LAWS(PVC)-1938-11-9

SUBRAMANIA GURUKKAL Vs. ABHINAVA POORNAPRIYA ASRINIVASA RAO SAHIB

Decided On November 16, 1938
SUBRAMANIA GURUKKAL Appellant
V/S
ABHINAVA POORNAPRIYA ASRINIVASA RAO SAHIB Respondents

JUDGEMENT

(1.) The appellant who was the defendant in trial Court is an arehaka in possession of lands alleged to belong to a temple in a village situated within the Ami estate. On 27 January 1932 the Court of Wards which was then in charge of the estate dismissed the defendant from his office of arehaka on the ground that he had failed to render service and had failed to give any explanation to the charges connected with his default. After the dismissal the suit was filed by the Jagirdar represented by his next friend the manager of the estate under the Court of Wards as trustee of the temple to recover possession of the lands connected with the arehaka service. Certain dates are of importance. The late jagirdar of Arni died on 25 June 1931. The order of dismissal of the defendant was passed on 27th January 1932. The suit was filed on 22 April, 1932; and on 23 November 1932 after the suit had been filed but before it was decreed there was a notification making the new jagirdar a ward under the Court. It is common ground that in the interim between the death of the old jagirdar and this notification the Court of Wards continued in charge of the estate. In the trial Court the defendant pleaded that the trusteeship did not vest in the jagirdar that the land was not recoverable, that the dismissal was invalid, that the defendant had established adverse possession and that the suit was not maintainable when no fresh arehaka had been appointed.

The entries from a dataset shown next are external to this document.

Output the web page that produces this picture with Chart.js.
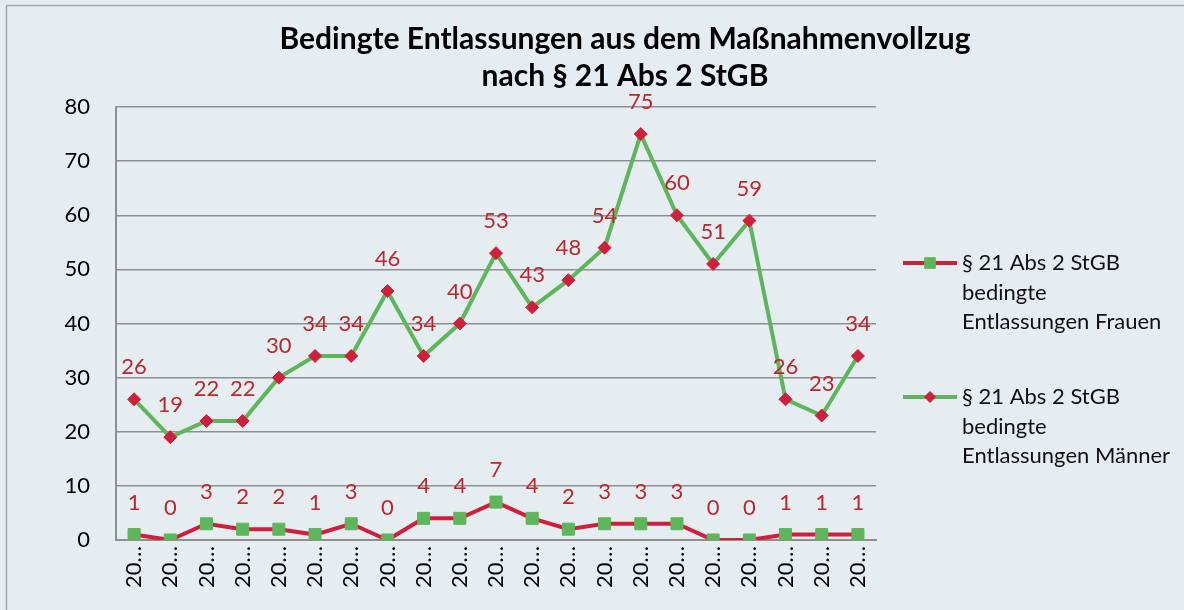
<!DOCTYPE html>
<html lang="de">
<head>
<meta charset="utf-8">
<title>Bedingte Entlassungen aus dem Maßnahmenvollzug</title>
<script src="https://cdn.jsdelivr.net/npm/chart.js@4.4.1/dist/chart.umd.min.js"></script>
<style>
  html, body { margin: 0; padding: 0; background: #e6edf1; }
  #wrap { position: relative; width: 1184px; height: 610px; }
</style>
</head>
<body>
<div id="wrap"><canvas id="chart" width="1184" height="610"></canvas></div>
<script>
// Jahre (Achsenbeschriftung wird auf "20…" gekürzt)
const years = ['2000', '2001', '2002', '2003', '2004', '2005', '2006', '2007', '2008', '2009', '2010',
               '2011', '2012', '2013', '2014', '2015', '2016', '2017', '2018', '2019', '2020'];
const frauen = [1, 0, 3, 2, 2, 1, 3, 0, 4, 4, 7, 4, 2, 3, 3, 3, 0, 0, 1, 1, 1];
const maenner = [26, 19, 22, 22, 30, 34, 34, 46, 34, 40, 53, 43, 48, 54, 75, 60, 51, 59, 26, 23, 34];
const yTicks = [0, 10, 20, 30, 40, 50, 60, 70, 80];
const titleLines = ['Bedingte Entlassungen aus dem Maßnahmenvollzug', 'nach § 21 Abs 2 StGB'];
const legendLines = [
  ['§ 21 Abs 2 StGB', 'bedingte', 'Entlassungen Frauen'],
  ['§ 21 Abs 2 StGB', 'bedingte', 'Entlassungen Männer']
];

const FONT = 'Lato, "Open Sans", sans-serif';
const RED = '#d01f3c';
const GREEN = '#5db65b';
const LABEL_RED = '#b9282f';
const GRID = '#8f8f8f';

// Hintergrund, Rahmen, Titel und Legende
const frame = {
  id: 'frame',
  beforeDraw(chart) {
    const ctx = chart.ctx;
    ctx.save();
    ctx.fillStyle = '#e6edf1';
    ctx.fillRect(0, 0, chart.width, chart.height);
    ctx.strokeStyle = '#a6a6a6';
    ctx.lineWidth = 1.5;
    ctx.strokeRect(6.5, 5.5, chart.width + 10, chart.height + 10);
    ctx.restore();
  },
  afterDraw(chart) {
    const ctx = chart.ctx;
    ctx.save();
    ctx.fillStyle = '#000';
    ctx.textAlign = 'center';
    ctx.textBaseline = 'middle';
    ctx.font = 'bold 30px ' + FONT;
    ctx.fillText(titleLines[0], 625, 39);
    ctx.fillText(titleLines[1], 625, 76);

    const rows = [263, 397];
    chart.data.datasets.forEach((ds, i) => {
      const y = rows[i];
      ctx.strokeStyle = ds.borderColor;
      ctx.lineWidth = 4;
      ctx.beginPath();
      ctx.moveTo(903, y);
      ctx.lineTo(957, y);
      ctx.stroke();
      ctx.fillStyle = ds.pointBackgroundColor;
      ctx.strokeStyle = ds.pointBorderColor;
      ctx.lineWidth = 1;
      Chart.helpers.drawPoint(ctx, {
        pointStyle: ds.pointStyle, radius: ds.pointRadius - 1, borderWidth: 1
      }, 930, y);
      ctx.fillStyle = '#111';
      ctx.textAlign = 'left';
      ctx.font = '22px ' + FONT;
      legendLines[i].forEach((t, k) => ctx.fillText(t, 962, y + k * 29.5));
    });
    ctx.restore();
  }
};

// Wertebeschriftungen über den Punkten
const valueLabels = {
  id: 'valueLabels',
  afterDatasetsDraw(chart) {
    const ctx = chart.ctx;
    ctx.save();
    ctx.fillStyle = LABEL_RED;
    ctx.font = '22px ' + FONT;
    ctx.textAlign = 'center';
    ctx.textBaseline = 'middle';
    chart.data.datasets.forEach((ds, i) => {
      chart.getDatasetMeta(i).data.forEach((pt, j) => {
        ctx.fillText(String(ds.data[j]), pt.x, pt.y - 32);
      });
    });
    ctx.restore();
  }
};

new Chart(document.getElementById('chart'), {
  type: 'line',
  data: {
    labels: years,
    datasets: [{
      label: legendLines[0].join(' '),
      data: frauen,
      borderColor: RED,
      borderWidth: 4,
      pointStyle: 'rect',
      pointRadius: 8.5,
      pointBackgroundColor: GREEN,
      pointBorderColor: GREEN,
      pointBorderWidth: 1,
      tension: 0
    }, {
      label: legendLines[1].join(' '),
      data: maenner,
      borderColor: GREEN,
      borderWidth: 4,
      pointStyle: 'rectRot',
      pointRadius: 6.5,
      pointBackgroundColor: RED,
      pointBorderColor: RED,
      pointBorderWidth: 1,
      tension: 0
    }]
  },
  options: {
    responsive: false,
    animation: false,
    layout: { padding: { top: 107, right: 308, left: 0, bottom: 0 } },
    plugins: {
      legend: { display: false },
      title: { display: false },
      tooltip: { enabled: false }
    },
    scales: {
      x: {
        offset: true,
        grid: { display: false, drawTicks: false },
        border: { display: true, color: GRID, width: 2 },
        ticks: {
          autoSkip: false,
          minRotation: 90,
          maxRotation: 90,
          padding: 6,
          color: '#000',
          font: { family: FONT, size: 22 },
          callback: (v, i) => years[i].slice(0, 2) + '…'
        },
        afterFit: s => { s.height = 70; }
      },
      y: {
        min: 0,
        max: 80,
        afterBuildTicks: s => { s.ticks = yTicks.map(v => ({ value: v })); },
        grid: { color: GRID, lineWidth: 1.5, drawTicks: false },
        border: { display: true, color: GRID, width: 2 },
        ticks: {
          padding: 26,
          color: '#000',
          font: { family: FONT, size: 22 }
        },
        afterFit: s => { s.width = 116; }
      }
    }
  },
  plugins: [frame, valueLabels]
});
</script>
</body>
</html>
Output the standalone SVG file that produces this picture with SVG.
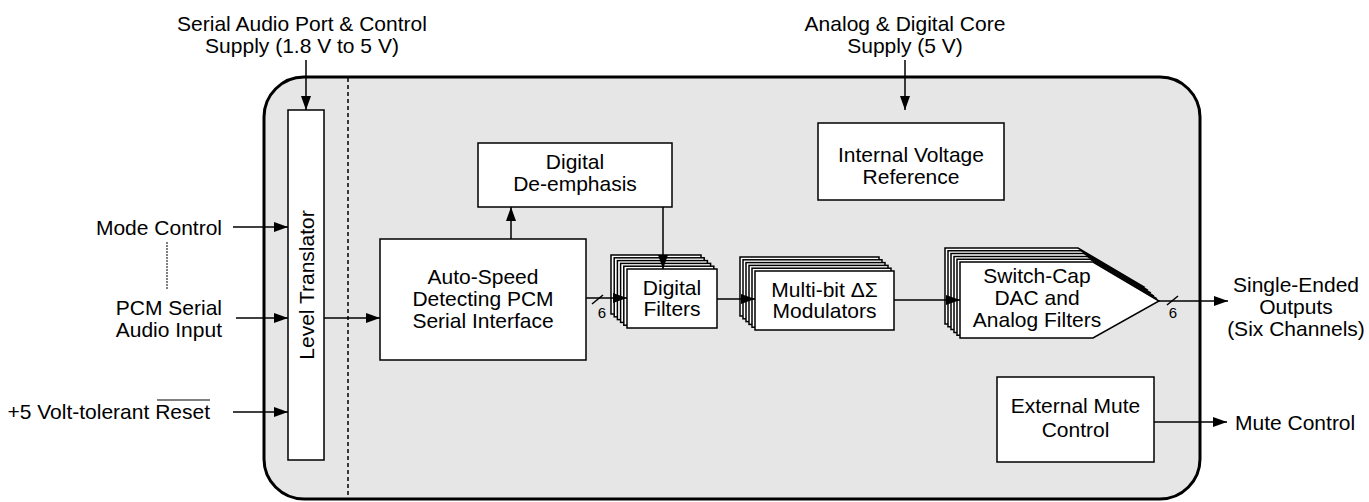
<svg xmlns="http://www.w3.org/2000/svg" width="1369" height="502" viewBox="0 0 1369 502">
<style>
.box{fill:#fff;stroke:#000;stroke-width:1.5}
.t{font-family:"Liberation Sans",Arial,Helvetica,sans-serif;font-size:21px;fill:#000;text-anchor:middle}
.e{text-anchor:end}
.s{font-size:15px}
.c{stroke:#000;stroke-width:1.5;fill:none}
.a{marker-end:url(#arr)}
</style>
<defs>
<marker id="arr" markerUnits="userSpaceOnUse" markerWidth="15" markerHeight="11" refX="14" refY="5" orient="auto">
<path d="M0,0 L14,5 L0,10 z" fill="#000"/>
</marker>
<rect id="fr" width="90" height="59" class="box"/>
<rect id="mr" width="139" height="59" class="box"/>
<path id="sp" d="M0,0 H133 L199,39 L133,76 H0 Z" class="box"/>
</defs>

<g id="chip">
<rect x="264" y="77" width="936" height="422" rx="40" ry="40" fill="#e6e6e6" stroke="#000" stroke-width="3"/>
<line x1="348" y1="78" x2="348" y2="498" stroke="#000" stroke-width="1.5" stroke-dasharray="4,3"/>
</g>

<g id="level-translator">
<rect x="288" y="110" width="36" height="350" class="box"/>
<text class="t" transform="translate(314,285) rotate(-90)">Level Translator</text>
</g>

<g id="de-emphasis">
<rect x="478" y="143" width="194" height="64" class="box"/>
<text class="t" x="575" y="169">Digital</text>
<text class="t" x="575" y="191">De-emphasis</text>
</g>

<g id="voltage-ref">
<rect x="818" y="123" width="186" height="77" class="box"/>
<text class="t" x="911" y="162">Internal Voltage</text>
<text class="t" x="911" y="184">Reference</text>
</g>

<g id="auto-speed">
<rect x="380" y="239" width="206" height="121" class="box"/>
<text class="t" x="483" y="284">Auto-Speed</text>
<text class="t" x="483" y="306">Detecting PCM</text>
<text class="t" x="483" y="328">Serial Interface</text>
</g>

<g id="digital-filters">
<use href="#fr" x="611" y="255"/>
<use href="#fr" x="614.2" y="257.8"/>
<use href="#fr" x="617.4" y="260.6"/>
<use href="#fr" x="620.6" y="263.4"/>
<use href="#fr" x="623.8" y="266.2"/>
<use href="#fr" x="627" y="269"/>
<text class="t" x="672" y="295">Digital</text>
<text class="t" x="672" y="316">Filters</text>
</g>

<g id="modulators">
<use href="#mr" x="740" y="257"/>
<use href="#mr" x="743" y="259.8"/>
<use href="#mr" x="746" y="262.6"/>
<use href="#mr" x="749" y="265.4"/>
<use href="#mr" x="752" y="268.2"/>
<use href="#mr" x="755" y="271"/>
<text class="t" x="824.5" y="297">Multi-bit ΔΣ</text>
<text class="t" x="824.5" y="318">Modulators</text>
</g>

<g id="switch-cap">
<use href="#sp" x="945" y="248"/>
<use href="#sp" x="948" y="250.8"/>
<use href="#sp" x="951" y="253.6"/>
<use href="#sp" x="954" y="256.4"/>
<use href="#sp" x="957" y="259.2"/>
<use href="#sp" x="960" y="262"/>
<text class="t" x="1037" y="283">Switch-Cap</text>
<text class="t" x="1037" y="305">DAC and</text>
<text class="t" x="1037" y="327">Analog Filters</text>
</g>

<g id="external-mute">
<rect x="997" y="377" width="157" height="85" class="box"/>
<text class="t" x="1075.5" y="413">External Mute</text>
<text class="t" x="1075.5" y="437">Control</text>
</g>

<g id="labels">
<text class="t" x="302" y="31">Serial Audio Port &amp; Control</text>
<text class="t" x="302" y="53">Supply (1.8 V to 5 V)</text>
<text class="t" x="905" y="31">Analog &amp; Digital Core</text>
<text class="t" x="905" y="53">Supply (5 V)</text>
<text class="t e" x="222" y="235">Mode Control</text>
<text class="t e" x="222" y="315">PCM Serial</text>
<text class="t e" x="222" y="337">Audio Input</text>
<text class="t e" x="210" y="419">+5 Volt-tolerant Reset</text>
<line x1="157" y1="400" x2="210" y2="400" stroke="#000" stroke-width="1.2"/>
<text class="t" x="1296" y="292">Single-Ended</text>
<text class="t" x="1296" y="314">Outputs</text>
<text class="t" x="1296" y="336">(Six Channels)</text>
<text class="t" x="1235" y="430" style="text-anchor:start">Mute Control</text>
<text class="t s" x="602" y="318">6</text>
<text class="t s" x="1173" y="318">6</text>
</g>

<g id="connectors">
<line class="c a" x1="306" y1="60" x2="306" y2="110"/>
<line class="c a" x1="905" y1="60" x2="905" y2="110"/>
<line class="c a" x1="233" y1="227" x2="288" y2="227"/>
<line class="c a" x1="236" y1="318" x2="288" y2="318"/>
<line class="c a" x1="233" y1="412" x2="288" y2="412"/>
<line x1="167" y1="242" x2="167" y2="290" stroke="#000" stroke-width="1" stroke-dasharray="2,1"/>
<line class="c a" x1="324" y1="318" x2="380" y2="318"/>
<line class="c a" x1="511" y1="239" x2="511" y2="207"/>
<line class="c a" x1="663" y1="207" x2="663" y2="269"/>
<line class="c a" x1="586" y1="298" x2="627" y2="298"/>
<line class="c" x1="592" y1="304" x2="603" y2="295"/>
<line class="c a" x1="717" y1="299" x2="755" y2="299"/>
<line class="c a" x1="894" y1="300" x2="960" y2="300"/>
<line class="c a" x1="1159" y1="301" x2="1228" y2="301"/>
<line class="c" x1="1167" y1="305" x2="1178" y2="296"/>
<line class="c a" x1="1154" y1="422" x2="1227" y2="422"/>
</g>
</svg>
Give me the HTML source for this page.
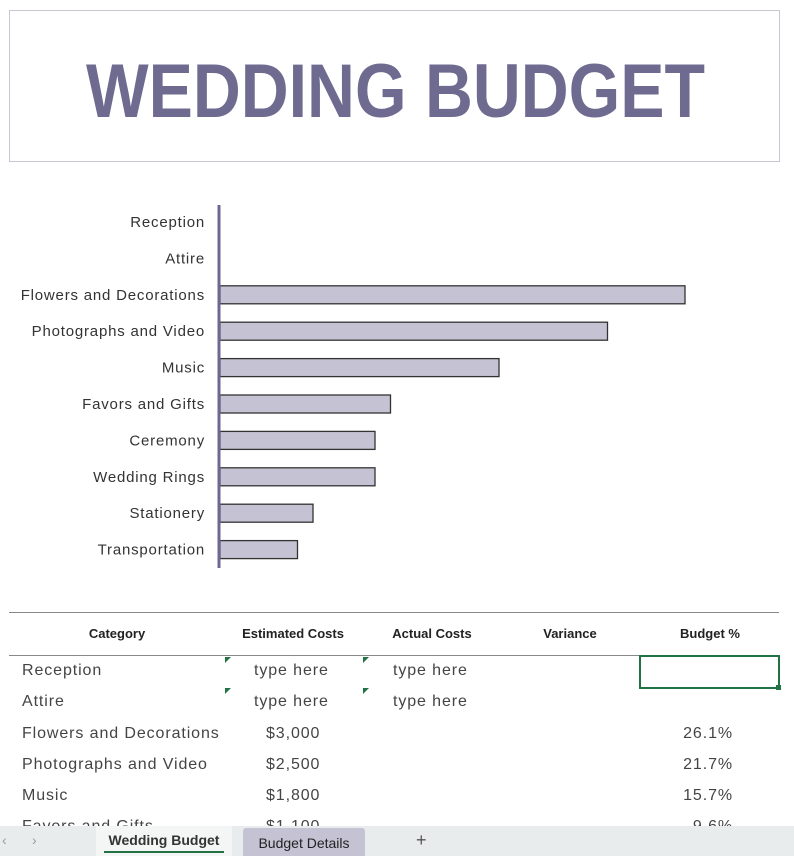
<!DOCTYPE html>
<html><head><meta charset="utf-8"><style>
body{margin:0;width:794px;height:856px;overflow:hidden;background:#fff;font-family:"Liberation Sans",sans-serif;position:relative}
.abs{position:absolute}
.hd{position:absolute;top:626px;font-size:13px;font-weight:bold;color:#222;transform:translateX(-50%)}
.cell{position:absolute;font-size:16px;color:#444;white-space:nowrap;letter-spacing:0.9px}
.tri{position:absolute;width:0;height:0;border-top:6px solid #217346;border-right:6px solid transparent}
</style></head><body>
<div class="abs" style="left:9px;top:10px;width:769px;height:150px;border:1px solid #c8c8d4"></div>
<svg class="abs" style="left:0;top:0" width="794" height="170">
<text x="86" y="117" textLength="619" lengthAdjust="spacingAndGlyphs" font-family="Liberation Sans" font-weight="bold" font-size="76" fill="#6f6a90">WEDDING BUDGET</text>
</svg>
<svg id="chart" class="abs" style="left:0;top:190px" width="794" height="400"></svg>
<script>
const categories=["Reception","Attire","Flowers and Decorations","Photographs and Video","Music","Favors and Gifts","Ceremony","Wedding Rings","Stationery","Transportation"];
const values=[0,0,3000,2500,1800,1100,1000,1000,600,500];
const svg=document.getElementById('chart');const NS="http://www.w3.org/2000/svg";
const x0=220,scale=0.155;const xs=v=>x0+v*scale;const yc=i=>32+i*36.4;
categories.forEach((c,i)=>{
 const t=document.createElementNS(NS,'text');
 
 
 t.setAttribute('x',205);t.setAttribute('y',yc(i)+5);t.setAttribute('text-anchor','end');
 t.setAttribute('font-size','15');t.setAttribute('fill','#333');t.setAttribute('font-family','Liberation Sans');
 t.setAttribute('letter-spacing','0.8');
 t.textContent=c;svg.appendChild(t);
 if(values[i]>0){const r=document.createElementNS(NS,'rect');
 
 
 r.setAttribute('x',x0);r.setAttribute('y',yc(i)-9);r.setAttribute('width',xs(values[i])-x0);r.setAttribute('height',18);
 r.setAttribute('fill','#c5c2d3');r.setAttribute('stroke','#333');r.setAttribute('stroke-width','1.3');svg.appendChild(r);}
});
const ax=document.createElementNS(NS,'line');


ax.setAttribute('x1',219);ax.setAttribute('x2',219);ax.setAttribute('y1',15);ax.setAttribute('y2',378);ax.setAttribute('stroke','#6f6790');ax.setAttribute('stroke-width','3');svg.appendChild(ax);
</script>
<div class="abs" style="left:9px;top:612px;width:770px;height:1px;background:#888"></div>
<div class="hd" style="left:117px">Category</div>
<div class="hd" style="left:293px">Estimated Costs</div>
<div class="hd" style="left:432px">Actual Costs</div>
<div class="hd" style="left:570px">Variance</div>
<div class="hd" style="left:710px">Budget %</div>
<div class="abs" style="left:9px;top:655px;width:770px;height:1px;background:#888"></div>
<div class="abs" style="left:639px;top:655px;width:137px;height:30px;border:2px solid #217346"></div>
<div class="abs" style="left:776px;top:685px;width:5px;height:5px;background:#217346"></div>
<div class="tri" style="left:225px;top:657px"></div>
<div class="tri" style="left:363px;top:657px"></div>
<div class="tri" style="left:225px;top:688px"></div>
<div class="tri" style="left:363px;top:688px"></div>
<div class="cell" style="left:22px;top:662px">Reception</div>
<div class="cell" style="left:254px;top:662px">type here</div>
<div class="cell" style="left:393px;top:662px">type here</div>
<div class="cell" style="left:22px;top:693px">Attire</div>
<div class="cell" style="left:254px;top:693px">type here</div>
<div class="cell" style="left:393px;top:693px">type here</div>
<div class="cell" style="left:22px;top:725px">Flowers and Decorations</div>
<div class="cell" style="left:266px;top:725px">$3,000</div>
<div class="cell" style="right:61px;top:725px">26.1%</div>
<div class="cell" style="left:22px;top:756px">Photographs and Video</div>
<div class="cell" style="left:266px;top:756px">$2,500</div>
<div class="cell" style="right:61px;top:756px">21.7%</div>
<div class="cell" style="left:22px;top:787px">Music</div>
<div class="cell" style="left:266px;top:787px">$1,800</div>
<div class="cell" style="right:61px;top:787px">15.7%</div>
<div class="cell" style="left:22px;top:818px">Favors and Gifts</div>
<div class="cell" style="left:266px;top:818px">$1,100</div>
<div class="cell" style="right:61px;top:818px">9.6%</div>
<div class="abs" style="left:0;top:826px;width:794px;height:30px;background:#e9ecec"></div>
<div class="abs" style="left:2px;top:832px;font-size:14px;color:#999">‹</div>
<div class="abs" style="left:32px;top:832px;font-size:14px;color:#999">›</div>
<div class="abs" style="left:96px;top:826px;width:136px;height:30px;background:#f4f5f5;font-size:14px;font-weight:bold;color:#333;text-align:center;line-height:28px">Wedding Budget<div style="position:absolute;left:8px;right:8px;bottom:3px;height:2px;background:#217346"></div></div>
<div class="abs" style="left:243px;top:828px;width:122px;height:28px;background:#c5c2d3;font-size:14px;color:#222;text-align:center;line-height:30px;border-radius:3px 3px 0 0">Budget Details</div>
<div class="abs" style="left:416px;top:830px;font-size:18px;color:#555">+</div>
</body></html>
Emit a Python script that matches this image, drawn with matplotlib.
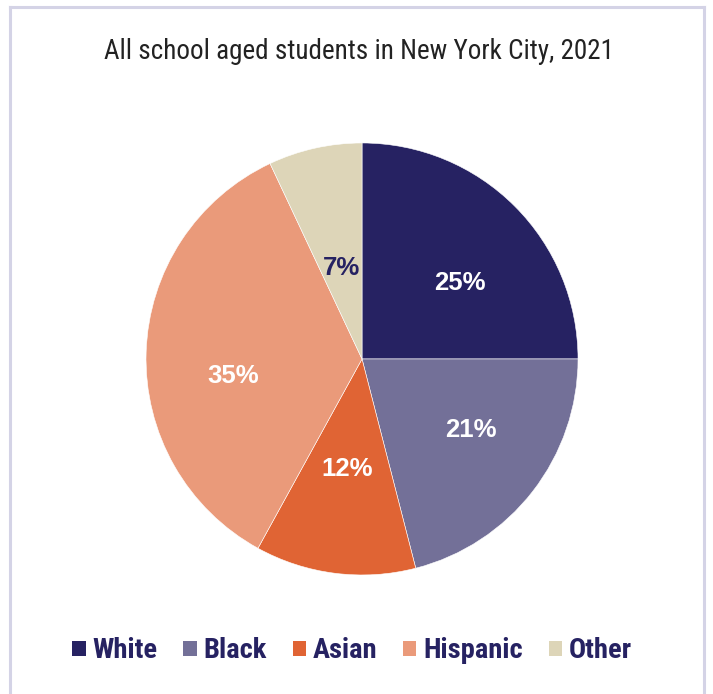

(2.) The trial Court held that the plaintiff was the trustee of the temple that the dismissal was not valid owing to the absence of evidence of failure to render service, that the inam is the property of the temple, that the plea of adverse possession was bad and that the suit was not maintainable when no new arehaka had been appointed. As a result of these findings the learned District Munsif gave a decree in the interests of the institution declaring that the plaintiff was the trustee of the suit temple, that the suit lands were inam lands dedicated to the temple and that the defendant was an arehaka under the plaintiff; but the suit was dismissed so far as it prayed for possession of the lands. There was an appeal by the plaintiff and no memorandum of cross-objections by the defendant. The lower Appellate Court therefore held that the declarations embodied in the trial Court's decree would hold good in the absence of any memorandum of cross-objections. On the other issues the lower Appellate Court held in favour of the plaintiff and decreed the suit with costs.

(3.) Now the main contentions in appeal relate (1) to the refusal of the lower Appellate Court to re-open the question of the trusteeship in the absence of a memorandum of cross-objections, (2) to the question of limitation, (3) to the validity of the dismissal, and (4) to the effect of the absence of any notification declaring the new jagirdar a ward of the Court (a) on the order of dismissal and (b) on the maintainability of the suit. There is little substance in any of the contentions except the last one. I am of opinion that the lower Appellate Court was quite right in not allowing the correctness of the declarations embodied in the trial Court's decree to be canvassed in the absence of a memorandum of cross- objections. So much follows from the terms of Order 41, Rule 22, Civil P.C. It is not a case in which the dismissal of the suit can be supported with-out traversing the grounds upon which the defendant has failed to convince the trial Court. It is a case of a specific declaration not prayed for by the plaintiff but added to the dismissing decree by the trial Court expressly in order to safeguard the interests of the institution. If the defendant had a grievance against the embodiment of this positive declaration in the decree, he should have taken objection to it in a for. mal way and no such objection having been taken, it must, I think, be inferred that the lower Court's declaration is conclusive.